What to produce. Leave out any picture and return the remaining listing below exactly as given.

Provided data.
** begin **

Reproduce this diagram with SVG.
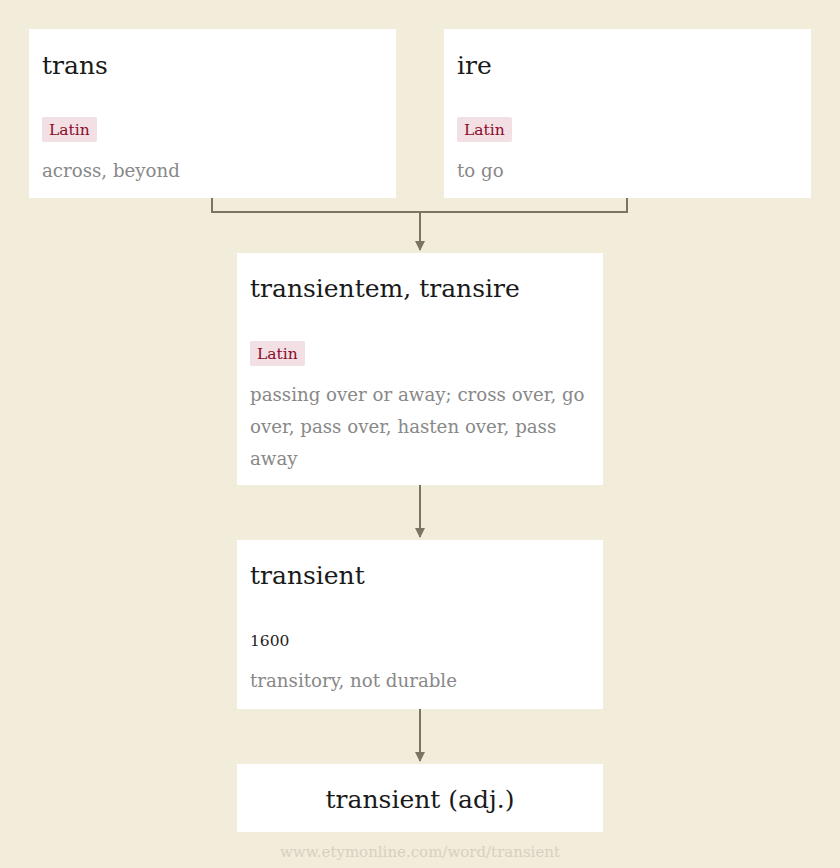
<svg xmlns="http://www.w3.org/2000/svg" width="840" height="868" viewBox="0 0 840 868">
<defs>
<marker id="arr" markerWidth="10" markerHeight="10" refX="9" refY="5" orient="auto" markerUnits="userSpaceOnUse" viewBox="0 0 10 10">
<path d="M0,0 L10,5 L0,10 Z" fill="#7a7464"/>
</marker>
<style>
.box{fill:#ffffff}
.t{font-family:"DejaVu Serif","Liberation Serif",serif;font-size:25px;fill:#1a1a1a}
.tag{fill:#f2e0e4}
.tagt{font-family:"DejaVu Serif","Liberation Serif",serif;font-size:15.5px;fill:#8b0a2a}
.g{font-family:"DejaVu Serif","Liberation Serif",serif;font-size:18.2px;fill:#888888}
.d{font-family:"DejaVu Serif","Liberation Serif",serif;font-size:15.5px;fill:#222222}
.c{fill:none;stroke:#7a7464;stroke-width:2}
.f{font-family:"DejaVu Serif","Liberation Serif",serif;font-size:15px;fill:#d8d0bf}
</style>
</defs>
<rect width="840" height="868" fill="#f2ecdb"/>
<g id="connectors">
<path class="c" d="M212,198 V212 H627 V198"/>
<path class="c" d="M420,212 V250" marker-end="url(#arr)"/>
<path class="c" d="M420,485 V537" marker-end="url(#arr)"/>
<path class="c" d="M420,709 V761" marker-end="url(#arr)"/>
</g>
<g id="node-trans">
<rect class="box" x="29" y="29" width="367" height="169"/>
<text class="t" x="42" y="74">trans</text>
<rect class="tag" x="42" y="117" width="55" height="25" rx="2"/>
<text class="tagt" x="49" y="135">Latin</text>
<text class="g" x="42" y="177">across, beyond</text>
</g>
<g id="node-ire">
<rect class="box" x="444" y="29" width="367" height="169"/>
<text class="t" x="457" y="74">ire</text>
<rect class="tag" x="457" y="117" width="55" height="25" rx="2"/>
<text class="tagt" x="464" y="135">Latin</text>
<text class="g" x="457" y="177">to go</text>
</g>
<g id="node-transientem">
<rect class="box" x="237" y="253" width="366" height="232"/>
<text class="t" x="250" y="297">transientem, transire</text>
<rect class="tag" x="250" y="341" width="55" height="25" rx="2"/>
<text class="tagt" x="257" y="359">Latin</text>
<text class="g" x="250" y="401">passing over or away; cross over, go</text>
<text class="g" x="250" y="433">over, pass over, hasten over, pass</text>
<text class="g" x="250" y="465">away</text>
</g>
<g id="node-transient">
<rect class="box" x="237" y="540" width="366" height="169"/>
<text class="t" x="250" y="584">transient</text>
<text class="d" x="250" y="646">1600</text>
<text class="g" x="250" y="687">transitory, not durable</text>
</g>
<g id="node-final">
<rect class="box" x="237" y="764" width="366" height="68"/>
<text class="t" x="420" y="808" text-anchor="middle">transient (adj.)</text>
</g>
<text class="f" x="420" y="857" text-anchor="middle">www.etymonline.com/word/transient</text>
</svg>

** end **

Reply to the exercise.
Reproduce this diagram with SVG.
<svg xmlns="http://www.w3.org/2000/svg" width="840" height="868" viewBox="0 0 840 868">
<defs>
<marker id="arr" markerWidth="10" markerHeight="10" refX="9" refY="5" orient="auto" markerUnits="userSpaceOnUse" viewBox="0 0 10 10">
<path d="M0,0 L10,5 L0,10 Z" fill="#7a7464"/>
</marker>
<style>
.box{fill:#ffffff}
.t{font-family:"DejaVu Serif","Liberation Serif",serif;font-size:25px;fill:#1a1a1a}
.tag{fill:#f2e0e4}
.tagt{font-family:"DejaVu Serif","Liberation Serif",serif;font-size:15.5px;fill:#8b0a2a}
.g{font-family:"DejaVu Serif","Liberation Serif",serif;font-size:18.2px;fill:#888888}
.d{font-family:"DejaVu Serif","Liberation Serif",serif;font-size:15.5px;fill:#222222}
.c{fill:none;stroke:#7a7464;stroke-width:2}
.f{font-family:"DejaVu Serif","Liberation Serif",serif;font-size:15px;fill:#d8d0bf}
</style>
</defs>
<rect width="840" height="868" fill="#f2ecdb"/>
<g id="connectors">
<path class="c" d="M212,198 V212 H627 V198"/>
<path class="c" d="M420,212 V250" marker-end="url(#arr)"/>
<path class="c" d="M420,485 V537" marker-end="url(#arr)"/>
<path class="c" d="M420,709 V761" marker-end="url(#arr)"/>
</g>
<g id="node-trans">
<rect class="box" x="29" y="29" width="367" height="169"/>
<text class="t" x="42" y="74">trans</text>
<rect class="tag" x="42" y="117" width="55" height="25" rx="2"/>
<text class="tagt" x="49" y="135">Latin</text>
<text class="g" x="42" y="177">across, beyond</text>
</g>
<g id="node-ire">
<rect class="box" x="444" y="29" width="367" height="169"/>
<text class="t" x="457" y="74">ire</text>
<rect class="tag" x="457" y="117" width="55" height="25" rx="2"/>
<text class="tagt" x="464" y="135">Latin</text>
<text class="g" x="457" y="177">to go</text>
</g>
<g id="node-transientem">
<rect class="box" x="237" y="253" width="366" height="232"/>
<text class="t" x="250" y="297">transientem, transire</text>
<rect class="tag" x="250" y="341" width="55" height="25" rx="2"/>
<text class="tagt" x="257" y="359">Latin</text>
<text class="g" x="250" y="401">passing over or away; cross over, go</text>
<text class="g" x="250" y="433">over, pass over, hasten over, pass</text>
<text class="g" x="250" y="465">away</text>
</g>
<g id="node-transient">
<rect class="box" x="237" y="540" width="366" height="169"/>
<text class="t" x="250" y="584">transient</text>
<text class="d" x="250" y="646">1600</text>
<text class="g" x="250" y="687">transitory, not durable</text>
</g>
<g id="node-final">
<rect class="box" x="237" y="764" width="366" height="68"/>
<text class="t" x="420" y="808" text-anchor="middle">transient (adj.)</text>
</g>
<text class="f" x="420" y="857" text-anchor="middle">www.etymonline.com/word/transient</text>
</svg>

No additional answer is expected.